Problem to solve | Exactly reproduce the lines of the listing below from the one containing "Give me the Chart.js source for this chart." through the one containing "ctx.fillText('*', cx, base);". Skip the images.

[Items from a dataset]
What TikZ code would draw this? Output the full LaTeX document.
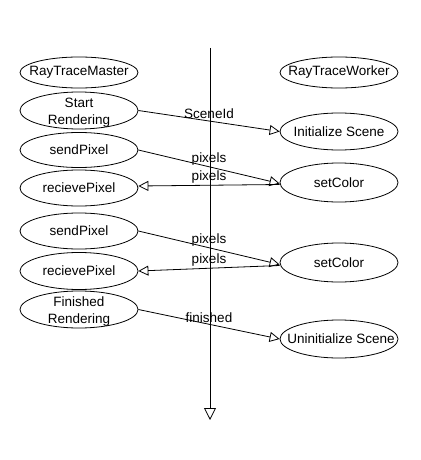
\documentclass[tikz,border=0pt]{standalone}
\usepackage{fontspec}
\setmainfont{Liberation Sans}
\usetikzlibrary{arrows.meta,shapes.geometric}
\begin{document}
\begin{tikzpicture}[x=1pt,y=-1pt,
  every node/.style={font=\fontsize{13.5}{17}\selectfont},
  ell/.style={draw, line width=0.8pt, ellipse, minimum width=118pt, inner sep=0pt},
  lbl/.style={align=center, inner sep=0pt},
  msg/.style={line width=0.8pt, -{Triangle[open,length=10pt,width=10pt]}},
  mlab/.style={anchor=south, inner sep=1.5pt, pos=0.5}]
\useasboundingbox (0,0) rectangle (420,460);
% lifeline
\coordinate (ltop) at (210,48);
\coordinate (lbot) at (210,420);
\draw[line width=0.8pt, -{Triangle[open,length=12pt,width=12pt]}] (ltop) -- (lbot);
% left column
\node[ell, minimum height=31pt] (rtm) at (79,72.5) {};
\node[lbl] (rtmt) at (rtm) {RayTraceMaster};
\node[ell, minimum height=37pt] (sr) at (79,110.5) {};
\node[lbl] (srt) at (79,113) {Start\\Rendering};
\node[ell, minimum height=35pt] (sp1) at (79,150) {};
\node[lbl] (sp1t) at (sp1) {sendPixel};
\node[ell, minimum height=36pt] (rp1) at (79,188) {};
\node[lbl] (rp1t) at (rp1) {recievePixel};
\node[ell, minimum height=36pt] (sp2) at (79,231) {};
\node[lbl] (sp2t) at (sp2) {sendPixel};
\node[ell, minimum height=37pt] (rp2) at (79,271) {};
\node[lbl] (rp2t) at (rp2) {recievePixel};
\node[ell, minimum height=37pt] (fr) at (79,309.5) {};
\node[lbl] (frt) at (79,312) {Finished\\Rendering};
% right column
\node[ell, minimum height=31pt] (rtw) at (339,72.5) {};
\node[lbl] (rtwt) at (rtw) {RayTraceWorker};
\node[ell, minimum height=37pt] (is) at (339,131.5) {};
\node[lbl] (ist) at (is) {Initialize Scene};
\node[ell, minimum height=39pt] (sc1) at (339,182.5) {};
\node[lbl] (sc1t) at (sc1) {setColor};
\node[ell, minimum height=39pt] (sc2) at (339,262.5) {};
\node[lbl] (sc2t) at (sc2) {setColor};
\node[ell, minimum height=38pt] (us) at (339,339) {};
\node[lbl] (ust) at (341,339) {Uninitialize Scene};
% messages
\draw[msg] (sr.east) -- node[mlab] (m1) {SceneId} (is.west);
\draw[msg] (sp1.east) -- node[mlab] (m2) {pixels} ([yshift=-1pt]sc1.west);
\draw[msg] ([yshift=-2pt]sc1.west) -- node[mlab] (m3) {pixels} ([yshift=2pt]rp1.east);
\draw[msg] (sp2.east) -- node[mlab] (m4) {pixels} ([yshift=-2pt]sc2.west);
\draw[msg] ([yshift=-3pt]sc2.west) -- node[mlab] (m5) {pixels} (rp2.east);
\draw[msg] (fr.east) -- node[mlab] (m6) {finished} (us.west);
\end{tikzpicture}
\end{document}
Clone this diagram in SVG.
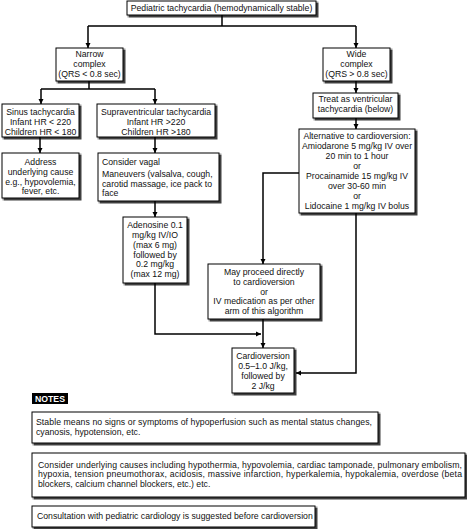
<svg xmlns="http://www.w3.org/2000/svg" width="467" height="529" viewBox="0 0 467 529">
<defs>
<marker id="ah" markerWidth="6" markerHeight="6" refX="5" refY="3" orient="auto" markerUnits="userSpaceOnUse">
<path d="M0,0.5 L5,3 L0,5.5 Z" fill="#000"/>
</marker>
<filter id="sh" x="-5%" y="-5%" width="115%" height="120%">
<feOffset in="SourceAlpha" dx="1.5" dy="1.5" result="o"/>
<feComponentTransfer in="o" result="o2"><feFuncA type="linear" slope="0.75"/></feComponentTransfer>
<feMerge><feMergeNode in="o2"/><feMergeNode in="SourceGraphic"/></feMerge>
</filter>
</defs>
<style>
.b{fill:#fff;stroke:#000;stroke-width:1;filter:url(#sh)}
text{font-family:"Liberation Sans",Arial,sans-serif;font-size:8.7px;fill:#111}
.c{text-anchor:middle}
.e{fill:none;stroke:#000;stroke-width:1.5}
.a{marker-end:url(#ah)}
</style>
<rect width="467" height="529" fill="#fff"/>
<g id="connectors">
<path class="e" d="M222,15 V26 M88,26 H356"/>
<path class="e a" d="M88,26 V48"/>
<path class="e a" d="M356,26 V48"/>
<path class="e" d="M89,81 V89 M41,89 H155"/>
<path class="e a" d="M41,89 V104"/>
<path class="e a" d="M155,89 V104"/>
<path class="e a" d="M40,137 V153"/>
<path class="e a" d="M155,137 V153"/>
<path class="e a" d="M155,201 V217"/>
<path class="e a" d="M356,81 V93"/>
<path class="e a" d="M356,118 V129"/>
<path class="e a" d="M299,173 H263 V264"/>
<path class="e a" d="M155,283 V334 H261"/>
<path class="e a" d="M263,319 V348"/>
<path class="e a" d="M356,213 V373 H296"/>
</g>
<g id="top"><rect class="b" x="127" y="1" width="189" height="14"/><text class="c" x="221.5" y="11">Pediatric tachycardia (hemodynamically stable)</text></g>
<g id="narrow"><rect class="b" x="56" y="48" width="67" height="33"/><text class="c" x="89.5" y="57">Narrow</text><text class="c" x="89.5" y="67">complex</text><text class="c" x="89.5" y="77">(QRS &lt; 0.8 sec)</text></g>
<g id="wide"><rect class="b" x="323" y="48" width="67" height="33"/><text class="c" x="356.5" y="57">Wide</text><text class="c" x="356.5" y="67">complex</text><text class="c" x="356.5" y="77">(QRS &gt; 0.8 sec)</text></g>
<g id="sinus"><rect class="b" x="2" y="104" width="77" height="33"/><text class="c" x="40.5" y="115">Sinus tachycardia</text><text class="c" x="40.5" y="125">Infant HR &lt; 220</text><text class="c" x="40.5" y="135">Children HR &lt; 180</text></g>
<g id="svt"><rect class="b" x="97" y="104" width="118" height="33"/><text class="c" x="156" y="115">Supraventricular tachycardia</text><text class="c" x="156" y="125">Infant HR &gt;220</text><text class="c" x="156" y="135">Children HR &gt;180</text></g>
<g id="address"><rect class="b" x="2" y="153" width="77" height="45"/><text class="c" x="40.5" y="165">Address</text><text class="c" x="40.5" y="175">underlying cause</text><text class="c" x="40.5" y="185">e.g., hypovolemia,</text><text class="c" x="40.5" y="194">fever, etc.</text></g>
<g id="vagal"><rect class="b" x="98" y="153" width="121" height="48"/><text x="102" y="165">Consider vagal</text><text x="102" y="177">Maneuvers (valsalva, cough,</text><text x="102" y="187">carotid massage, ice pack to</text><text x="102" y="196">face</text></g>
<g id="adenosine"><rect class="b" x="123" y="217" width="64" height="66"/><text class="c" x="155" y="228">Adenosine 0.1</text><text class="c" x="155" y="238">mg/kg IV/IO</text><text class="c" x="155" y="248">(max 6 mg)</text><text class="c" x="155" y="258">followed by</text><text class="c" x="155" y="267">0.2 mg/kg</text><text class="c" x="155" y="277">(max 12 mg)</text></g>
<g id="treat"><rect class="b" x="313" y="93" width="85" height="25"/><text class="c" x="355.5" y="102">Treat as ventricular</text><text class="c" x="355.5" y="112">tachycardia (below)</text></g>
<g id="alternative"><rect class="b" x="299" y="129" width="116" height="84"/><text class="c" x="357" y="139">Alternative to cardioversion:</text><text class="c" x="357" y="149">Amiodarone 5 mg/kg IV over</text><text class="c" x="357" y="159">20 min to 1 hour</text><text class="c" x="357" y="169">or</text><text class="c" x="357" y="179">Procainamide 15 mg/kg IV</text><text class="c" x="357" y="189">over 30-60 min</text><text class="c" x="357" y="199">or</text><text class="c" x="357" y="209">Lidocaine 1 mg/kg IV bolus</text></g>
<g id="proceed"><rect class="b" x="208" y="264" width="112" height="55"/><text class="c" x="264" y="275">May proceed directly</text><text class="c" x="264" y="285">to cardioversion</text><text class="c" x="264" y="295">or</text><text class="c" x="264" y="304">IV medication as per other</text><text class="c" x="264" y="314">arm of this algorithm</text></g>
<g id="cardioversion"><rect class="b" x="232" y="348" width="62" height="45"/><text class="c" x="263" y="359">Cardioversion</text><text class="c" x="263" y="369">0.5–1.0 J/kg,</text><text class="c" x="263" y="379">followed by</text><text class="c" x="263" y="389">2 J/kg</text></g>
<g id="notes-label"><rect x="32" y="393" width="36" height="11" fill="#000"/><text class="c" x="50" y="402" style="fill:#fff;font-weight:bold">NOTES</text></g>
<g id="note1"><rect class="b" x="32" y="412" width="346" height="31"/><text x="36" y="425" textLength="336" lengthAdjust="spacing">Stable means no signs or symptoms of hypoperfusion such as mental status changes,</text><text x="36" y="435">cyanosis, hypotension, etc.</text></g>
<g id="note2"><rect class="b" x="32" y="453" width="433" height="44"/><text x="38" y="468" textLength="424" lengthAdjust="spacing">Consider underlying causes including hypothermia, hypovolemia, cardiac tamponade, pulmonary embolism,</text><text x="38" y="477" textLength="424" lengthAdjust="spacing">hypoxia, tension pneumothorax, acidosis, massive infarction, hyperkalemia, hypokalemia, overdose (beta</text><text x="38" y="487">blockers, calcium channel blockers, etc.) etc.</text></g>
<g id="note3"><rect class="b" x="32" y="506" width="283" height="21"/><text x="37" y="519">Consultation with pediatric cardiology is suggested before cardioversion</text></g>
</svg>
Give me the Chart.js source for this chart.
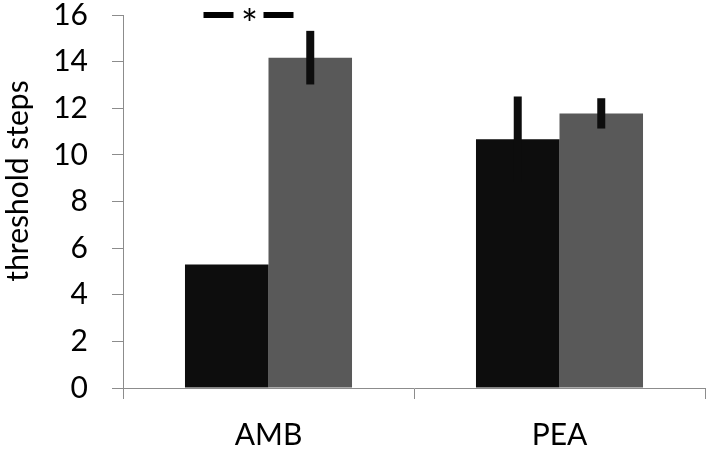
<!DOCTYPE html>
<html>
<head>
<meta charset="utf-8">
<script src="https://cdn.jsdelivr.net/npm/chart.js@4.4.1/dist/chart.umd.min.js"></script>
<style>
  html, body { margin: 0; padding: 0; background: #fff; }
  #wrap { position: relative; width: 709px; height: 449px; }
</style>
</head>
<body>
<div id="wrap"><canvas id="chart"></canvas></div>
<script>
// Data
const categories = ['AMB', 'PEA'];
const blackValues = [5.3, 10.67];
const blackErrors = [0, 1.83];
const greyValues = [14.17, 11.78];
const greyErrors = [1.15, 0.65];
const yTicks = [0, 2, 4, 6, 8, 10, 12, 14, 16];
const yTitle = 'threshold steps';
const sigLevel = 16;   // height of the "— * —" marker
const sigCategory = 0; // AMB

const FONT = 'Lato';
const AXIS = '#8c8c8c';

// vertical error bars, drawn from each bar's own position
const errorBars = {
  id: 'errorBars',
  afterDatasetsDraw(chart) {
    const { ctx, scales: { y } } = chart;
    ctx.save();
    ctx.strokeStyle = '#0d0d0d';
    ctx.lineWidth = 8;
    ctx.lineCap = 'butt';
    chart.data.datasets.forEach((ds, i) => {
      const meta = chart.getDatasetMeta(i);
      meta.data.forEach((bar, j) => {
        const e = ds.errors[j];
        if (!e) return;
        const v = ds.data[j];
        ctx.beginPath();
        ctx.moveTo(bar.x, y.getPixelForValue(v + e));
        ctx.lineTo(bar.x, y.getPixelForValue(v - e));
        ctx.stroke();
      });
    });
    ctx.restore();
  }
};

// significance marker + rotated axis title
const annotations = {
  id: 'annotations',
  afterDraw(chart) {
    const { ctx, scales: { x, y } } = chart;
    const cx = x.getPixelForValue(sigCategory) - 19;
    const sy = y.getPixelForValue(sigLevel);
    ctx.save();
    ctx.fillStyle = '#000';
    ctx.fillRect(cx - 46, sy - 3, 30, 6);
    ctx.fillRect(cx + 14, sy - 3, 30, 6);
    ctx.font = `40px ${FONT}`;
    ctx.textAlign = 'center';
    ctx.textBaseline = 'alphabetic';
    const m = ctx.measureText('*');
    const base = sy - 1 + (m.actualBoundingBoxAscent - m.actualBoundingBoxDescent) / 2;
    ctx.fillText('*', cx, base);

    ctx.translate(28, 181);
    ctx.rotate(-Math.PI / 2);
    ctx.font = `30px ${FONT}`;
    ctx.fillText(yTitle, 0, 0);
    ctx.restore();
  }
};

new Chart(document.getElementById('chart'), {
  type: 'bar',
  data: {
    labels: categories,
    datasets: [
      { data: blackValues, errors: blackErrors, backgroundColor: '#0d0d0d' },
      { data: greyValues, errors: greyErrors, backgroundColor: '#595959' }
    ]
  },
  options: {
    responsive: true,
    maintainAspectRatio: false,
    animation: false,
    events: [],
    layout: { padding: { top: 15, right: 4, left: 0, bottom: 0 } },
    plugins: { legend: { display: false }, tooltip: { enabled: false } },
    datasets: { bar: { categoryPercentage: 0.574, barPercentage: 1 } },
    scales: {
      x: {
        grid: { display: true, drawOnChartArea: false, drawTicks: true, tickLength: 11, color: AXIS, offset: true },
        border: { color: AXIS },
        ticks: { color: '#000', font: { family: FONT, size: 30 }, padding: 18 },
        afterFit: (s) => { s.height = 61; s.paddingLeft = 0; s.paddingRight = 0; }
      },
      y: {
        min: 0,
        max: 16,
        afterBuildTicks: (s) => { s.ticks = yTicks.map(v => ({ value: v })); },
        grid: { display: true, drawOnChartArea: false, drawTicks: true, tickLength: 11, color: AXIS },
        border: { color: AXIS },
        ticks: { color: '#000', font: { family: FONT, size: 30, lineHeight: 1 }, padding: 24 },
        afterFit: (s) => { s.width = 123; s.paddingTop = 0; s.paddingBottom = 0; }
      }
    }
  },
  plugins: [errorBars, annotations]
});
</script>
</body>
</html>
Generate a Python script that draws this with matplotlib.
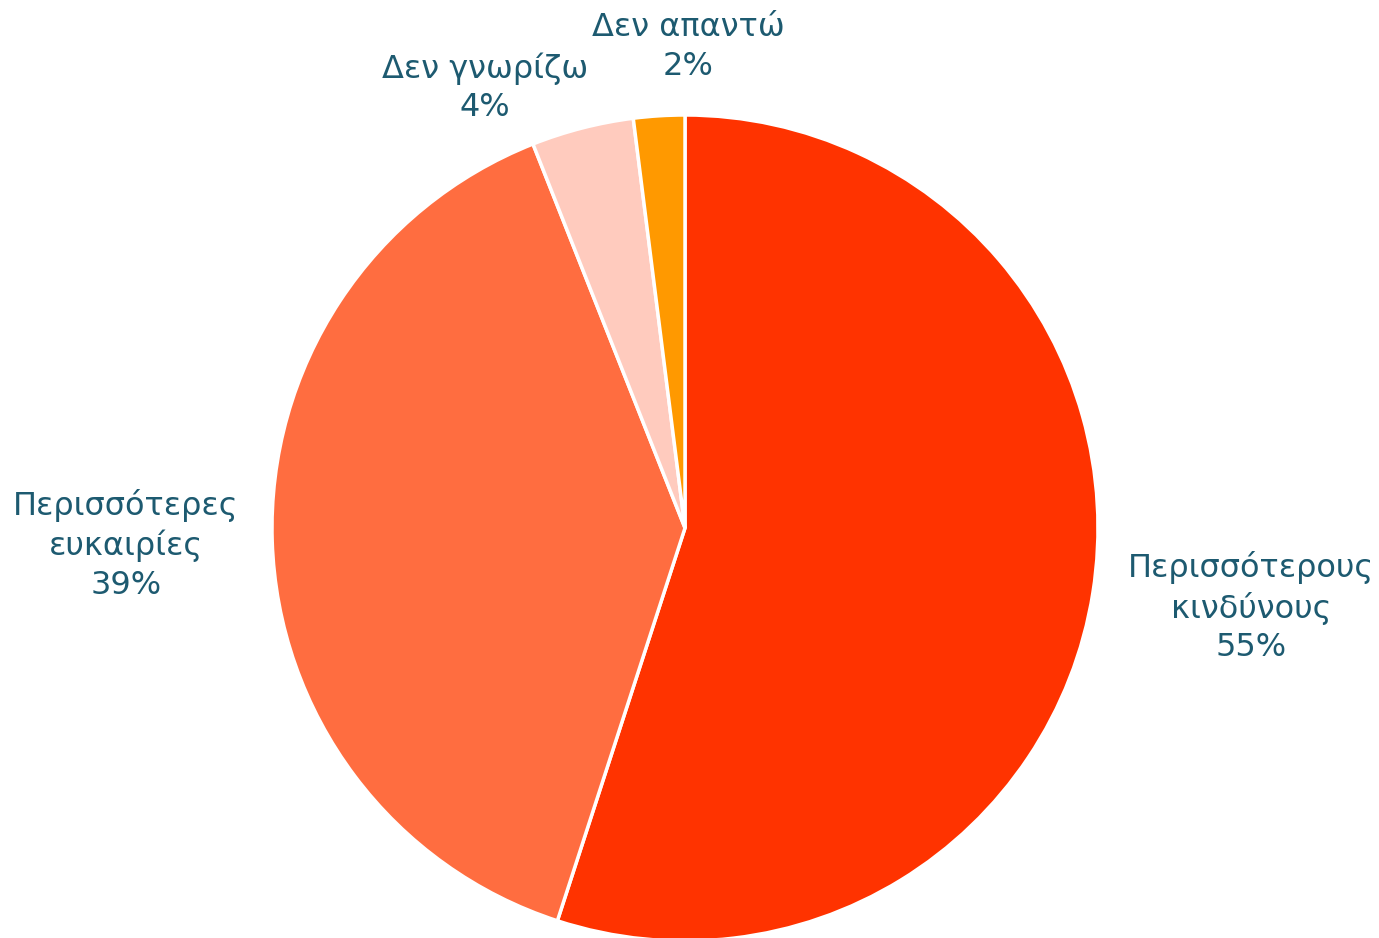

Response below |
Give me the Chart.js source for this chart.
<!DOCTYPE html>
<html>
<head>
<meta charset="utf-8">
<script src="https://cdn.jsdelivr.net/npm/chart.js@4.4.1/dist/chart.umd.min.js"></script>
<style>
  html, body { margin: 0; padding: 0; background: #fff; }
  #wrap { position: relative; width: 709px; height: 449px; }
</style>
</head>
<body>
<div id="wrap"><canvas id="chart"></canvas></div>
<script>
// Data
const categories = ['AMB', 'PEA'];
const blackValues = [5.3, 10.67];
const blackErrors = [0, 1.83];
const greyValues = [14.17, 11.78];
const greyErrors = [1.15, 0.65];
const yTicks = [0, 2, 4, 6, 8, 10, 12, 14, 16];
const yTitle = 'threshold steps';
const sigLevel = 16;   // height of the "— * —" marker
const sigCategory = 0; // AMB

const FONT = 'Lato';
const AXIS = '#8c8c8c';

// vertical error bars, drawn from each bar's own position
const errorBars = {
  id: 'errorBars',
  afterDatasetsDraw(chart) {
    const { ctx, scales: { y } } = chart;
    ctx.save();
    ctx.strokeStyle = '#0d0d0d';
    ctx.lineWidth = 8;
    ctx.lineCap = 'butt';
    chart.data.datasets.forEach((ds, i) => {
      const meta = chart.getDatasetMeta(i);
      meta.data.forEach((bar, j) => {
        const e = ds.errors[j];
        if (!e) return;
        const v = ds.data[j];
        ctx.beginPath();
        ctx.moveTo(bar.x, y.getPixelForValue(v + e));
        ctx.lineTo(bar.x, y.getPixelForValue(v - e));
        ctx.stroke();
      });
    });
    ctx.restore();
  }
};

// significance marker + rotated axis title
const annotations = {
  id: 'annotations',
  afterDraw(chart) {
    const { ctx, scales: { x, y } } = chart;
    const cx = x.getPixelForValue(sigCategory) - 19;
    const sy = y.getPixelForValue(sigLevel);
    ctx.save();
    ctx.fillStyle = '#000';
    ctx.fillRect(cx - 46, sy - 3, 30, 6);
    ctx.fillRect(cx + 14, sy - 3, 30, 6);
    ctx.font = `40px ${FONT}`;
    ctx.textAlign = 'center';
    ctx.textBaseline = 'alphabetic';
    const m = ctx.measureText('*');
    const base = sy - 1 + (m.actualBoundingBoxAscent - m.actualBoundingBoxDescent) / 2;
    ctx.fillText('*', cx, base);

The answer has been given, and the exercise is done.